_TASK DETAILS_
Give an exact transcription of every line, dropping the images.

## START

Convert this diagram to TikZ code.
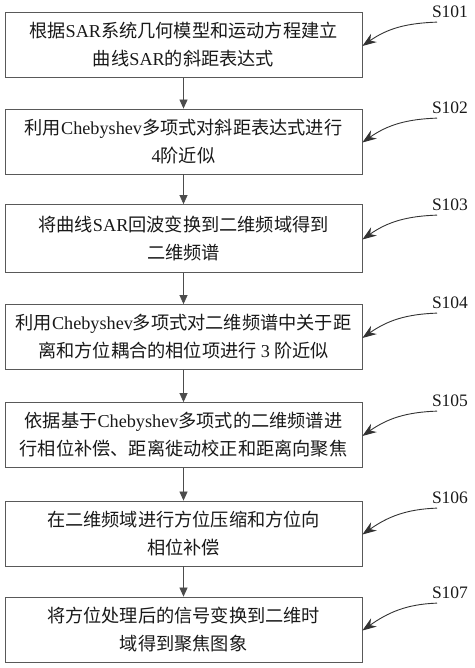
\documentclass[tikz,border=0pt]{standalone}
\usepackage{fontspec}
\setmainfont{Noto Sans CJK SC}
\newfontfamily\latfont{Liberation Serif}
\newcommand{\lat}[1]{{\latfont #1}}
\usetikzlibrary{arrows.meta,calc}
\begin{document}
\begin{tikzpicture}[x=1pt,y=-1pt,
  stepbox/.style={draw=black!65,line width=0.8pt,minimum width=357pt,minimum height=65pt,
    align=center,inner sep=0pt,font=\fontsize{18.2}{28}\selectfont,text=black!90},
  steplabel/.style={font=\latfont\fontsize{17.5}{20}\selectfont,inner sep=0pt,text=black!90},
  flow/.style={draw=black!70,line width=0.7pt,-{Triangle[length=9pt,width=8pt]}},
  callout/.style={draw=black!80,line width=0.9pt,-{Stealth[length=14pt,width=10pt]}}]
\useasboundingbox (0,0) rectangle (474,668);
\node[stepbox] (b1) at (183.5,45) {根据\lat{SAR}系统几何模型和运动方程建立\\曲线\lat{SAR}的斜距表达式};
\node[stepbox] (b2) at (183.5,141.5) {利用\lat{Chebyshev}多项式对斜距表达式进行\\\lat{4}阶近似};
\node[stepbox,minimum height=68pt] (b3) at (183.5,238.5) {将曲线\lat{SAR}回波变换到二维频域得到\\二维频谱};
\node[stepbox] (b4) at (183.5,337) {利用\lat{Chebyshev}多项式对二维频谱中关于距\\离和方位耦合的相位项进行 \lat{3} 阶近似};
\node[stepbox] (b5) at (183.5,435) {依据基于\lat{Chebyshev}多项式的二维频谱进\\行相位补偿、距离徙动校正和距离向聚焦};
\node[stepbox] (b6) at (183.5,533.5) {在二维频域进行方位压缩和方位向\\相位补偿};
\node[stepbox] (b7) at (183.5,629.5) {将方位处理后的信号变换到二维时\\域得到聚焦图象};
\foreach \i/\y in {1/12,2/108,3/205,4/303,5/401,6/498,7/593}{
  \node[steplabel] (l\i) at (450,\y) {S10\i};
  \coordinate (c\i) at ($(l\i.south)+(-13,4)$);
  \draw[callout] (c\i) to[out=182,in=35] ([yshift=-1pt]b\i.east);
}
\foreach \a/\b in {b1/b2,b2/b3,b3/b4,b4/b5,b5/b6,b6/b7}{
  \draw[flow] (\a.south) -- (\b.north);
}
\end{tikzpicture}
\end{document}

## END

_SOLUTION FOR THIS TASK_
Convert this diagram to TikZ code.
\documentclass[tikz,border=0pt]{standalone}
\usepackage{fontspec}
\setmainfont{Noto Sans CJK SC}
\newfontfamily\latfont{Liberation Serif}
\newcommand{\lat}[1]{{\latfont #1}}
\usetikzlibrary{arrows.meta,calc}
\begin{document}
\begin{tikzpicture}[x=1pt,y=-1pt,
  stepbox/.style={draw=black!65,line width=0.8pt,minimum width=357pt,minimum height=65pt,
    align=center,inner sep=0pt,font=\fontsize{18.2}{28}\selectfont,text=black!90},
  steplabel/.style={font=\latfont\fontsize{17.5}{20}\selectfont,inner sep=0pt,text=black!90},
  flow/.style={draw=black!70,line width=0.7pt,-{Triangle[length=9pt,width=8pt]}},
  callout/.style={draw=black!80,line width=0.9pt,-{Stealth[length=14pt,width=10pt]}}]
\useasboundingbox (0,0) rectangle (474,668);
\node[stepbox] (b1) at (183.5,45) {根据\lat{SAR}系统几何模型和运动方程建立\\曲线\lat{SAR}的斜距表达式};
\node[stepbox] (b2) at (183.5,141.5) {利用\lat{Chebyshev}多项式对斜距表达式进行\\\lat{4}阶近似};
\node[stepbox,minimum height=68pt] (b3) at (183.5,238.5) {将曲线\lat{SAR}回波变换到二维频域得到\\二维频谱};
\node[stepbox] (b4) at (183.5,337) {利用\lat{Chebyshev}多项式对二维频谱中关于距\\离和方位耦合的相位项进行 \lat{3} 阶近似};
\node[stepbox] (b5) at (183.5,435) {依据基于\lat{Chebyshev}多项式的二维频谱进\\行相位补偿、距离徙动校正和距离向聚焦};
\node[stepbox] (b6) at (183.5,533.5) {在二维频域进行方位压缩和方位向\\相位补偿};
\node[stepbox] (b7) at (183.5,629.5) {将方位处理后的信号变换到二维时\\域得到聚焦图象};
\foreach \i/\y in {1/12,2/108,3/205,4/303,5/401,6/498,7/593}{
  \node[steplabel] (l\i) at (450,\y) {S10\i};
  \coordinate (c\i) at ($(l\i.south)+(-13,4)$);
  \draw[callout] (c\i) to[out=182,in=35] ([yshift=-1pt]b\i.east);
}
\foreach \a/\b in {b1/b2,b2/b3,b3/b4,b4/b5,b5/b6,b6/b7}{
  \draw[flow] (\a.south) -- (\b.north);
}
\end{tikzpicture}
\end{document}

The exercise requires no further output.